YOUR OBJECTIVE
Filter the entries that follow, copying every line in which the word "this" appears.

>> BEGIN MATERIAL PROVIDED

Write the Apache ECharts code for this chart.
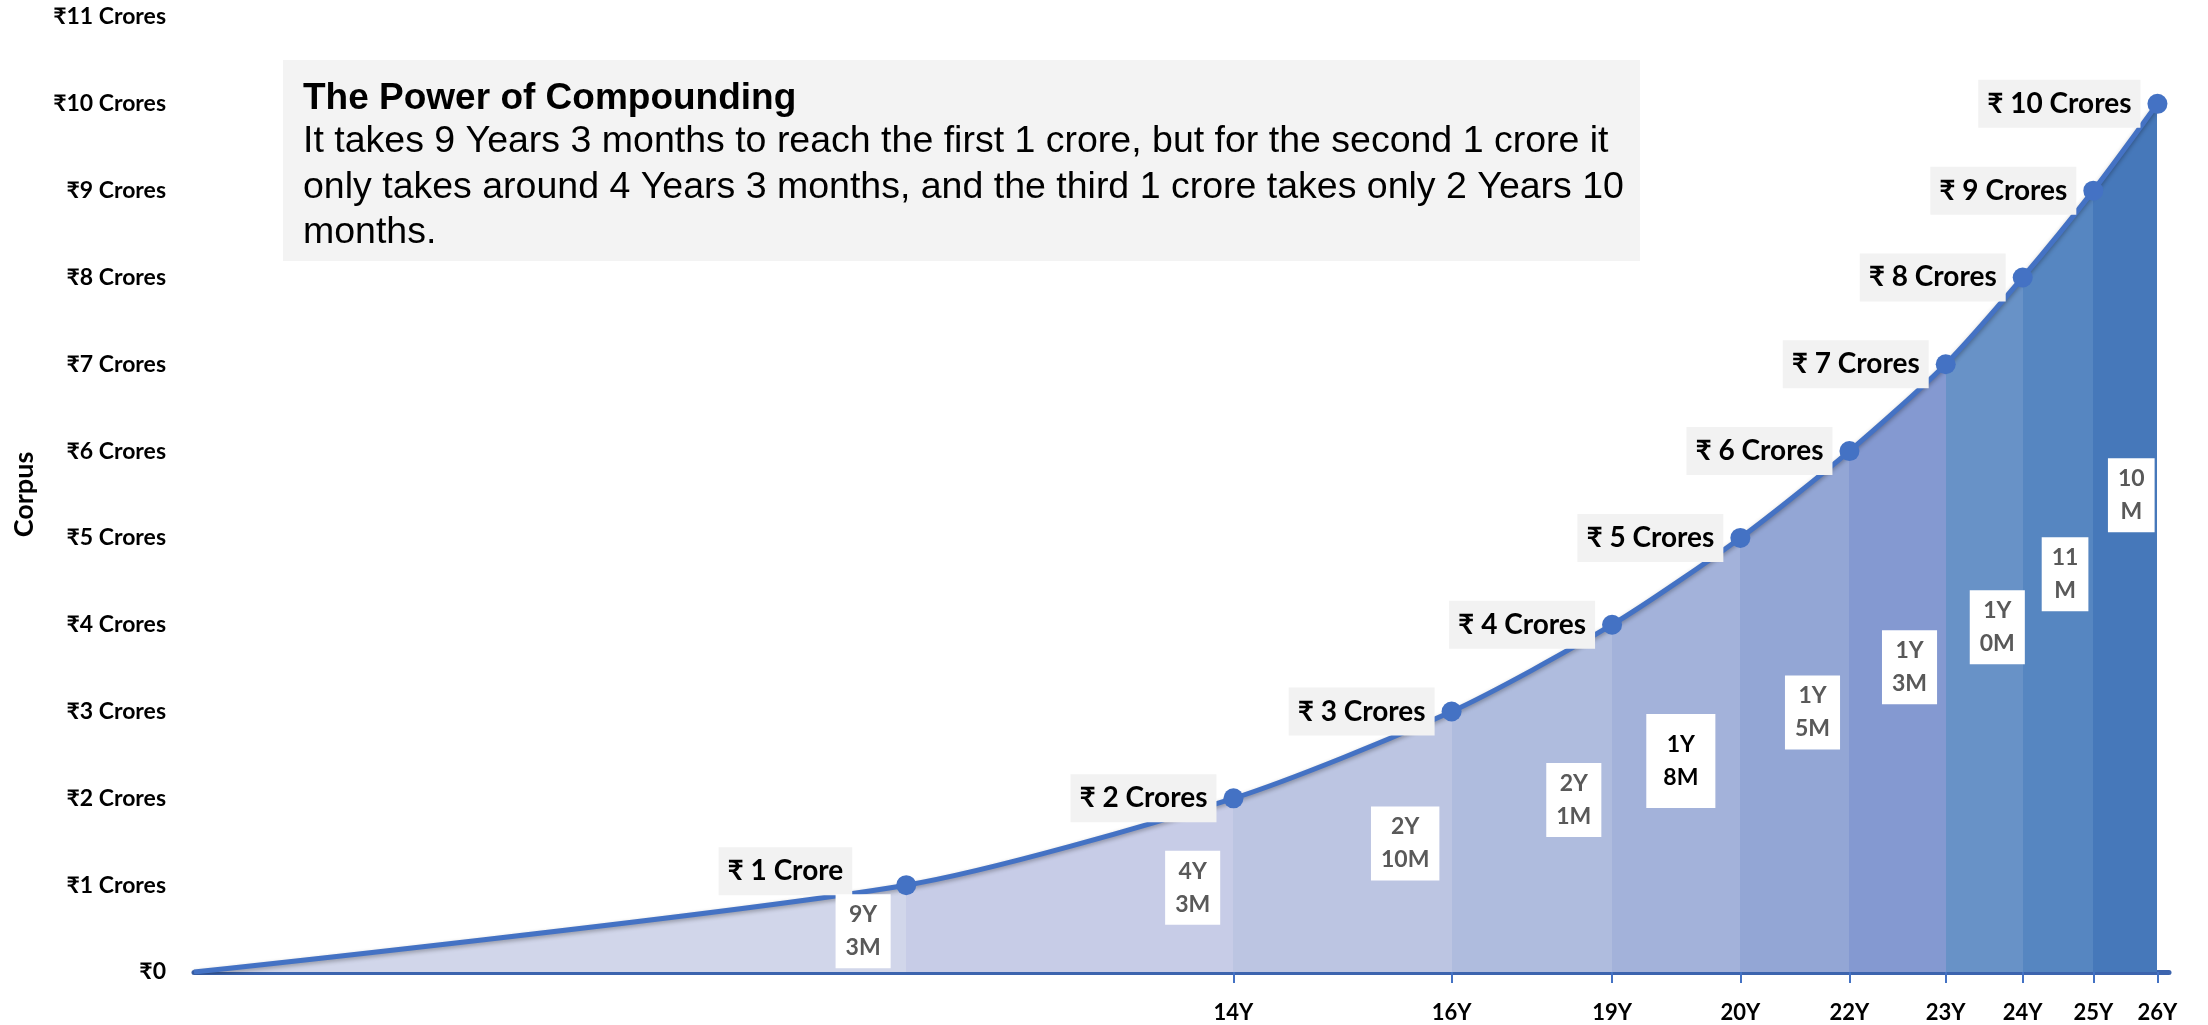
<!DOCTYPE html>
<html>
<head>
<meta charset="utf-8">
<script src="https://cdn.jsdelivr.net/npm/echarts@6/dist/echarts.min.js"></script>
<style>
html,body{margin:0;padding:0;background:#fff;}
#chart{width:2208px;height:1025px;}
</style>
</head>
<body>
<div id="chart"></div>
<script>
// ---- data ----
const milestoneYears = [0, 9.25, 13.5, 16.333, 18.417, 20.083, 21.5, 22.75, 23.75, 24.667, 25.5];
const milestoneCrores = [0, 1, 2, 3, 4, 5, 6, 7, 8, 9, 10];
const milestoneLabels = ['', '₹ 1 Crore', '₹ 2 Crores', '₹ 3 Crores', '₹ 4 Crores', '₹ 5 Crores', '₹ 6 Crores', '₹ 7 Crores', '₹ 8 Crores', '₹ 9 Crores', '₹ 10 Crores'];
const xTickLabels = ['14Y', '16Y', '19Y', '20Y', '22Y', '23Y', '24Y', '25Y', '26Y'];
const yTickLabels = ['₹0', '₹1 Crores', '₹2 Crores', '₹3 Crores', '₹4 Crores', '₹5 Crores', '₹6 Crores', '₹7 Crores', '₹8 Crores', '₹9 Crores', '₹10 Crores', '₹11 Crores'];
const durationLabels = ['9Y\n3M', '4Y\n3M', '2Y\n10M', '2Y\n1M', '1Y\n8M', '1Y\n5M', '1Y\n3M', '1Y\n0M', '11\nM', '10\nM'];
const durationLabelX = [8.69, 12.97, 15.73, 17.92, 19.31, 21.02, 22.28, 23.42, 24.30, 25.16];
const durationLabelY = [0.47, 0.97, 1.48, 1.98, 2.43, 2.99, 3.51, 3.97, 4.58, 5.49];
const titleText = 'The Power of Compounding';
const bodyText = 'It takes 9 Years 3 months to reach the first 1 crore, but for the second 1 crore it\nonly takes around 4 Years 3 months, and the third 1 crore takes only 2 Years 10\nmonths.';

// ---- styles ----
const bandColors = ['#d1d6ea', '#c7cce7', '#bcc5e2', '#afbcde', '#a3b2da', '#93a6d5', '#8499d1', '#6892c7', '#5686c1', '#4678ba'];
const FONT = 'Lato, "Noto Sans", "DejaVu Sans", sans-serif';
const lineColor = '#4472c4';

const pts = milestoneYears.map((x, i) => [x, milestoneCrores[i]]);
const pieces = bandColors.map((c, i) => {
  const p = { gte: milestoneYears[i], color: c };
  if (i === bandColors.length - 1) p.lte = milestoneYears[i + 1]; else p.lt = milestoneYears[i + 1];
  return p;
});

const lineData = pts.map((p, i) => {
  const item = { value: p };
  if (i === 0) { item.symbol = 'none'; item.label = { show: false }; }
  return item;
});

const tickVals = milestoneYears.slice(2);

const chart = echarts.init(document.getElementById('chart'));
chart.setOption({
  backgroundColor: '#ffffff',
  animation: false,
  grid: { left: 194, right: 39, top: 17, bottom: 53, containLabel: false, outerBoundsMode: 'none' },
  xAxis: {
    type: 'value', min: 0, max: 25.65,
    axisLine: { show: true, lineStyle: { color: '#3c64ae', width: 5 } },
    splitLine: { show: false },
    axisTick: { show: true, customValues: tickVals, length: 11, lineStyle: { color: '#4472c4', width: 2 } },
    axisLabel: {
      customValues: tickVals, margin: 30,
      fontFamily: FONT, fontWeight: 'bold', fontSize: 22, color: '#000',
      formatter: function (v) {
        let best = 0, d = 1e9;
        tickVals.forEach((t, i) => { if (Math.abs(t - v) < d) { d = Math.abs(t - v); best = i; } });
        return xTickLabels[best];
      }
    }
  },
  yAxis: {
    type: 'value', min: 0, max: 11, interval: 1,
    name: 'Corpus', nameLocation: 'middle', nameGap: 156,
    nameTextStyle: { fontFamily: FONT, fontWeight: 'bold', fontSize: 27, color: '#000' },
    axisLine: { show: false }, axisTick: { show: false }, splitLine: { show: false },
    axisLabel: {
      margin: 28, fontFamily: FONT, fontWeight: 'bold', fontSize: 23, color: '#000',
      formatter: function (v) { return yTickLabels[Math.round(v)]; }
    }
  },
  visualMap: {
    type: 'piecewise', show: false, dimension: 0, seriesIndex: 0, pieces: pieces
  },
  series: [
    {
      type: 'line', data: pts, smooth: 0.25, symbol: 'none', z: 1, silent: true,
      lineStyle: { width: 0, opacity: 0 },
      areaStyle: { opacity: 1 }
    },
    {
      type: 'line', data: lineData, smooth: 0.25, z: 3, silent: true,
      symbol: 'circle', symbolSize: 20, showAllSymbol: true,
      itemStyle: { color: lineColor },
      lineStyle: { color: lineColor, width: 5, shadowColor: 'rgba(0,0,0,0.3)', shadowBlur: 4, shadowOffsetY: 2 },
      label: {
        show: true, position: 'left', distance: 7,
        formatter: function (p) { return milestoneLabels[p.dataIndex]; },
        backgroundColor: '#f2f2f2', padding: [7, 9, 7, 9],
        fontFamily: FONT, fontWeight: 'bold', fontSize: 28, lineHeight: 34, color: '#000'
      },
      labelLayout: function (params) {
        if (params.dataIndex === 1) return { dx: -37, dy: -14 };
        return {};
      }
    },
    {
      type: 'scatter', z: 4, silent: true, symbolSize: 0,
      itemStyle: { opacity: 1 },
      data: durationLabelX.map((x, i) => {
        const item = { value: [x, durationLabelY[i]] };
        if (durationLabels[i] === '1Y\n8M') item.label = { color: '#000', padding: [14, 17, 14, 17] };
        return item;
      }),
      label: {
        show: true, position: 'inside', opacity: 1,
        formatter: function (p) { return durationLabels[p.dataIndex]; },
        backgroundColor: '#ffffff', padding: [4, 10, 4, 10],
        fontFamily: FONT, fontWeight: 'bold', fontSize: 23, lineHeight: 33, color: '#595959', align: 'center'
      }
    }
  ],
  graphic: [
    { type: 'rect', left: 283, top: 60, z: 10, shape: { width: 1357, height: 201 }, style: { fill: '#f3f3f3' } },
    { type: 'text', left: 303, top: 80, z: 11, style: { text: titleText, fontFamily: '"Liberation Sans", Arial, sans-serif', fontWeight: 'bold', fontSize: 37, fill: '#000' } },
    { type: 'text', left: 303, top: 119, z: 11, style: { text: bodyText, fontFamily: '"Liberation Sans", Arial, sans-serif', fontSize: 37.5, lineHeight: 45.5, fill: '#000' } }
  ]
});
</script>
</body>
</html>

>> END MATERIAL PROVIDED
>> BEGIN MATERIAL PROVIDED

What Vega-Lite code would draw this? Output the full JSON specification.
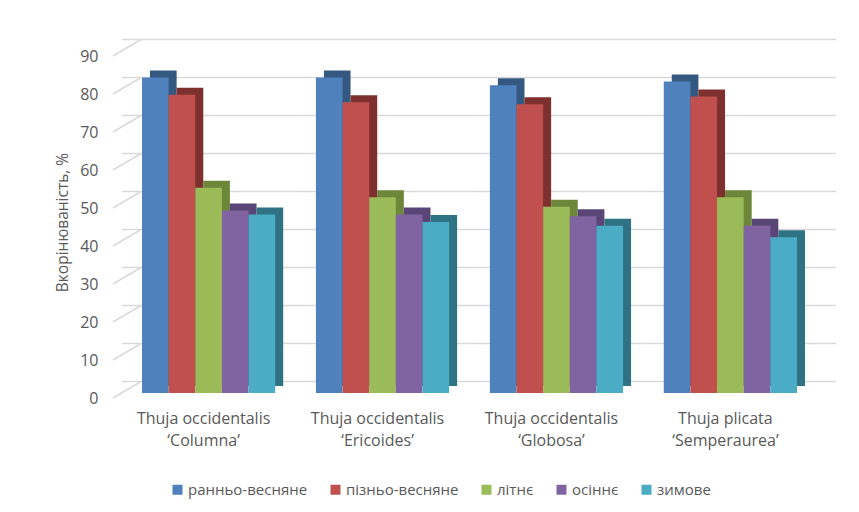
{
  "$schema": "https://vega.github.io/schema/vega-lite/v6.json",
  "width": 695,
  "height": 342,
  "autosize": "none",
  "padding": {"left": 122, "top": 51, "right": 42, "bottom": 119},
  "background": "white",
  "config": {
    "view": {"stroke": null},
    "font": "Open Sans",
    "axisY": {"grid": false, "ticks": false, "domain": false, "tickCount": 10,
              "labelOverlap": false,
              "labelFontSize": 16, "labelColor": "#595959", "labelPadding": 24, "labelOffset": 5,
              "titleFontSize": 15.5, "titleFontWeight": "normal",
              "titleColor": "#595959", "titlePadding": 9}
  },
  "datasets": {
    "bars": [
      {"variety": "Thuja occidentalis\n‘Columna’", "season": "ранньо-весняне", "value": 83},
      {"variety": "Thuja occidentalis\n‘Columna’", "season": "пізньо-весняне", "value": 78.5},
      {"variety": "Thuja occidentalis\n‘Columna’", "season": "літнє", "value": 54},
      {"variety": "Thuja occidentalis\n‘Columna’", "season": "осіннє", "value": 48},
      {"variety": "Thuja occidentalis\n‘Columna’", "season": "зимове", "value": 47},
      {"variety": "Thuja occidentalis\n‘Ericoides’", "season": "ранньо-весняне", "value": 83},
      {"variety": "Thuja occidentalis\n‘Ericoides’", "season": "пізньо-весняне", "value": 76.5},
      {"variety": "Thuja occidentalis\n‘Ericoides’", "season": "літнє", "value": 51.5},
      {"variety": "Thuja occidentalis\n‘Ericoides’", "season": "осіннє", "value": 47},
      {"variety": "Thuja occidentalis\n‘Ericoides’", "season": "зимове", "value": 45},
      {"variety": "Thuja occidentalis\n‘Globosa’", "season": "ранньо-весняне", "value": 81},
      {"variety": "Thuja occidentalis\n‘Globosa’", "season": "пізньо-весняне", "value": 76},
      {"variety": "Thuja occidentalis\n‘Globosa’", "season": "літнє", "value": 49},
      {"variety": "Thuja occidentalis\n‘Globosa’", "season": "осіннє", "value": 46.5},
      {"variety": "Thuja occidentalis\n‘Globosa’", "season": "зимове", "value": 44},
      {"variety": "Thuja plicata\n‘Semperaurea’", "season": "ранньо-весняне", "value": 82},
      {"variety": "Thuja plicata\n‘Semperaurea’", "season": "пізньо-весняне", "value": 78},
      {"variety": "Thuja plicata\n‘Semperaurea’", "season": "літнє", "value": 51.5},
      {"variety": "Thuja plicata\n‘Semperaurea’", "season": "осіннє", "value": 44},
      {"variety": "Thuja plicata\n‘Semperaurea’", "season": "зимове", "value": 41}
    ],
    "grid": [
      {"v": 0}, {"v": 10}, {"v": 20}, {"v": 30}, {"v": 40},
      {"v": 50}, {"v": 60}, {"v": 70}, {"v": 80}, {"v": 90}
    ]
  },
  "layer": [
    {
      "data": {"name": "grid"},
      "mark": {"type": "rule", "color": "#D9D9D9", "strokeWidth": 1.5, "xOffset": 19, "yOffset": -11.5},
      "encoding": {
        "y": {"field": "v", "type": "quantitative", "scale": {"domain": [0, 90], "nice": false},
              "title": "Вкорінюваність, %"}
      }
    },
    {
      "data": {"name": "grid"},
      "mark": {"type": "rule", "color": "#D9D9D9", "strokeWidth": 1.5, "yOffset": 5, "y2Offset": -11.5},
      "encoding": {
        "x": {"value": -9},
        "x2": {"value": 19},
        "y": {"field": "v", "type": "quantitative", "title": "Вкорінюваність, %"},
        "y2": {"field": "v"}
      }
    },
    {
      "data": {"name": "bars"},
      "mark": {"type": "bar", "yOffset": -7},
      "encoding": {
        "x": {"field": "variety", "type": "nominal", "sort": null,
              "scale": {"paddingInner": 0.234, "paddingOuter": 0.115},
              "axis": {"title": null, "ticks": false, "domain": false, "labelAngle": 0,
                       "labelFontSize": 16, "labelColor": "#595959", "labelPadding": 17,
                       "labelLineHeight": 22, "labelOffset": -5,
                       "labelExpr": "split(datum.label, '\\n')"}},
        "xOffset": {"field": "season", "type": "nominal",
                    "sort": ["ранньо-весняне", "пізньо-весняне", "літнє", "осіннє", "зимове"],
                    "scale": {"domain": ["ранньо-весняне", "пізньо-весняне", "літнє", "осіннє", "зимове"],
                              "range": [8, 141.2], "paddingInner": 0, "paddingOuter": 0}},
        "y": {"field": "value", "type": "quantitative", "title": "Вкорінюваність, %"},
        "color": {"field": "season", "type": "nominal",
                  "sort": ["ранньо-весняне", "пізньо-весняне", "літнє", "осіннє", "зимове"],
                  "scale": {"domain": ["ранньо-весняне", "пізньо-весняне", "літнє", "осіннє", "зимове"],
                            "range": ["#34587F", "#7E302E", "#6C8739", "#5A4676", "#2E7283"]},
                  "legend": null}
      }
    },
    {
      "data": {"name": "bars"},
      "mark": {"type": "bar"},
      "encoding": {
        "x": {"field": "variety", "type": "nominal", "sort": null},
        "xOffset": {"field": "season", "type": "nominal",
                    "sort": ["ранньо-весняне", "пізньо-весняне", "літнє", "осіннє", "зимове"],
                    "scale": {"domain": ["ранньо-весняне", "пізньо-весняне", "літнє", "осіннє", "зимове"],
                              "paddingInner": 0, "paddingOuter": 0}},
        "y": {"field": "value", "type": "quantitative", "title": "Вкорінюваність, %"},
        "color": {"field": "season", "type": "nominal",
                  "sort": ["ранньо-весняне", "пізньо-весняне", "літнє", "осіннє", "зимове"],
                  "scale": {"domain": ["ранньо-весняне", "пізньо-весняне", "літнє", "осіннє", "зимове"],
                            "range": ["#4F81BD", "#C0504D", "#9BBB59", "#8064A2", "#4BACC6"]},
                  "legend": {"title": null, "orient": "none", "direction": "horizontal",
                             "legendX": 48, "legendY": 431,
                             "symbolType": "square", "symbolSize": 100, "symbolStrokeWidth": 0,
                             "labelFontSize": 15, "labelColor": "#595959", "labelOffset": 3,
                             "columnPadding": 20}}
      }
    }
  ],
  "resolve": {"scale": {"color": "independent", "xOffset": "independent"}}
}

>> END MATERIAL PROVIDED
>> BEGIN MATERIAL PROVIDED

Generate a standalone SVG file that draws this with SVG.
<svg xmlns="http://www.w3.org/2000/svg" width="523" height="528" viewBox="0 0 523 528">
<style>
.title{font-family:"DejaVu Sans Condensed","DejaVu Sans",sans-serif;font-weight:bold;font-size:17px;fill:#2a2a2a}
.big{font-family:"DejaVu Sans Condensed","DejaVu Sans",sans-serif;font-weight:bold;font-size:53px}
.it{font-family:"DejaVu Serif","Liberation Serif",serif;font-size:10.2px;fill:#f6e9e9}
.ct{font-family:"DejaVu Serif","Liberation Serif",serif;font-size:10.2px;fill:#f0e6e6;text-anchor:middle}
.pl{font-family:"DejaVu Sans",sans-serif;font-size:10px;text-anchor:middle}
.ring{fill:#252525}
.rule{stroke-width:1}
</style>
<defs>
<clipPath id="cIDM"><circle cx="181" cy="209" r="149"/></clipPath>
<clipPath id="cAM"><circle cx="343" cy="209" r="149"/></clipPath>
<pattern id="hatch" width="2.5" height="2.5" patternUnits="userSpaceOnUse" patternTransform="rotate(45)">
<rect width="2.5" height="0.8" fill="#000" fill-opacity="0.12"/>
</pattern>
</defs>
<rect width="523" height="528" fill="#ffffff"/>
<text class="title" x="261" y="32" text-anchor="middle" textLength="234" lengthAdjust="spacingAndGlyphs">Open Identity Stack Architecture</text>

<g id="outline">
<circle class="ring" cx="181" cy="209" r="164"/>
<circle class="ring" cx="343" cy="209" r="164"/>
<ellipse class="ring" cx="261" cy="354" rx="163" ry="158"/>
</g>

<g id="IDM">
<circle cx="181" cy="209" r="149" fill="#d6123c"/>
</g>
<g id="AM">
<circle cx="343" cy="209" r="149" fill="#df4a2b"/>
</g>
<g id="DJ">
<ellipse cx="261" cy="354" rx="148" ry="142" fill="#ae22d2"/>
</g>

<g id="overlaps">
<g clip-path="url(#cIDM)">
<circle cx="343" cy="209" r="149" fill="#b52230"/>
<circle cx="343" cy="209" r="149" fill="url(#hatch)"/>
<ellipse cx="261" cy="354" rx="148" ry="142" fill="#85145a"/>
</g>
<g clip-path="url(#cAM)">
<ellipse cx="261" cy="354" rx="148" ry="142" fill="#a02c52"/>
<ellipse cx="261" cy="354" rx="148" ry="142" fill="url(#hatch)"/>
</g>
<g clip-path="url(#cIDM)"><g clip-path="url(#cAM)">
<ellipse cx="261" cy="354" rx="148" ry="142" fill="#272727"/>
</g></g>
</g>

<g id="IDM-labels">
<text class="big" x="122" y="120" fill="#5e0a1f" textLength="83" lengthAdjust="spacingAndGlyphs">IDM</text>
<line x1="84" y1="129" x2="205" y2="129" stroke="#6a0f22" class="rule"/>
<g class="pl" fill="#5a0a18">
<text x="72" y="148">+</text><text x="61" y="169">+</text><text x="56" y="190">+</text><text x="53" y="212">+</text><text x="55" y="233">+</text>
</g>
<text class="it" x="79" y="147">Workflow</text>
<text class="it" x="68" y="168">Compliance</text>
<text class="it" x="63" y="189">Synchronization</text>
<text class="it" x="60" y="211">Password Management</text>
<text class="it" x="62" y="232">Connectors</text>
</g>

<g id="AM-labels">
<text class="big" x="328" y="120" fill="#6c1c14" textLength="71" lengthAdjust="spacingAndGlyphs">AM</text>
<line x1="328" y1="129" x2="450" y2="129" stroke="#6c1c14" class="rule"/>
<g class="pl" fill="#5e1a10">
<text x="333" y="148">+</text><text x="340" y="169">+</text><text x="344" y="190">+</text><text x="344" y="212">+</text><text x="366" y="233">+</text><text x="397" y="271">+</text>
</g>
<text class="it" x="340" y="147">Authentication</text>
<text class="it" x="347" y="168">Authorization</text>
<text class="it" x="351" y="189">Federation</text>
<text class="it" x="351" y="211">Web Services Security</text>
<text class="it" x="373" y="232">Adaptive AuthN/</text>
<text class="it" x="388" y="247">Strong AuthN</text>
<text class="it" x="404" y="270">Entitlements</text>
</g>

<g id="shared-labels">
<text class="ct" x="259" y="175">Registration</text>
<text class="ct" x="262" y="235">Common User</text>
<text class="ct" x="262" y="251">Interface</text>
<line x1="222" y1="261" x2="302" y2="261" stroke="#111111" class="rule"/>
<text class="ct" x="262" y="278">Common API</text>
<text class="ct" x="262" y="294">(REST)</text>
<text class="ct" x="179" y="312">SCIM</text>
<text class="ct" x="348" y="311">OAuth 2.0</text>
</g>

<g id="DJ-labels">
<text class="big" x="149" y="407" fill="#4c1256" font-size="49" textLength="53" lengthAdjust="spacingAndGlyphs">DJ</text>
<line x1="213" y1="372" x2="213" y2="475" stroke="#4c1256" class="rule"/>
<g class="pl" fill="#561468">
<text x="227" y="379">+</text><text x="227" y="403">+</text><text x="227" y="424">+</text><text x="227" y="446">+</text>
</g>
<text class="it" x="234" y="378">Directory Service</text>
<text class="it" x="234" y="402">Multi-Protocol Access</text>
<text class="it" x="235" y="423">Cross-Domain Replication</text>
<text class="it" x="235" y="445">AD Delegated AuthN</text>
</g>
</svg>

>> END MATERIAL PROVIDED

RESULT OF THE EXERCISE
Write the Apache ECharts code for this chart.
What Vega-Lite code would draw this? Output the full JSON specification.
Generate a standalone SVG file that draws this with SVG.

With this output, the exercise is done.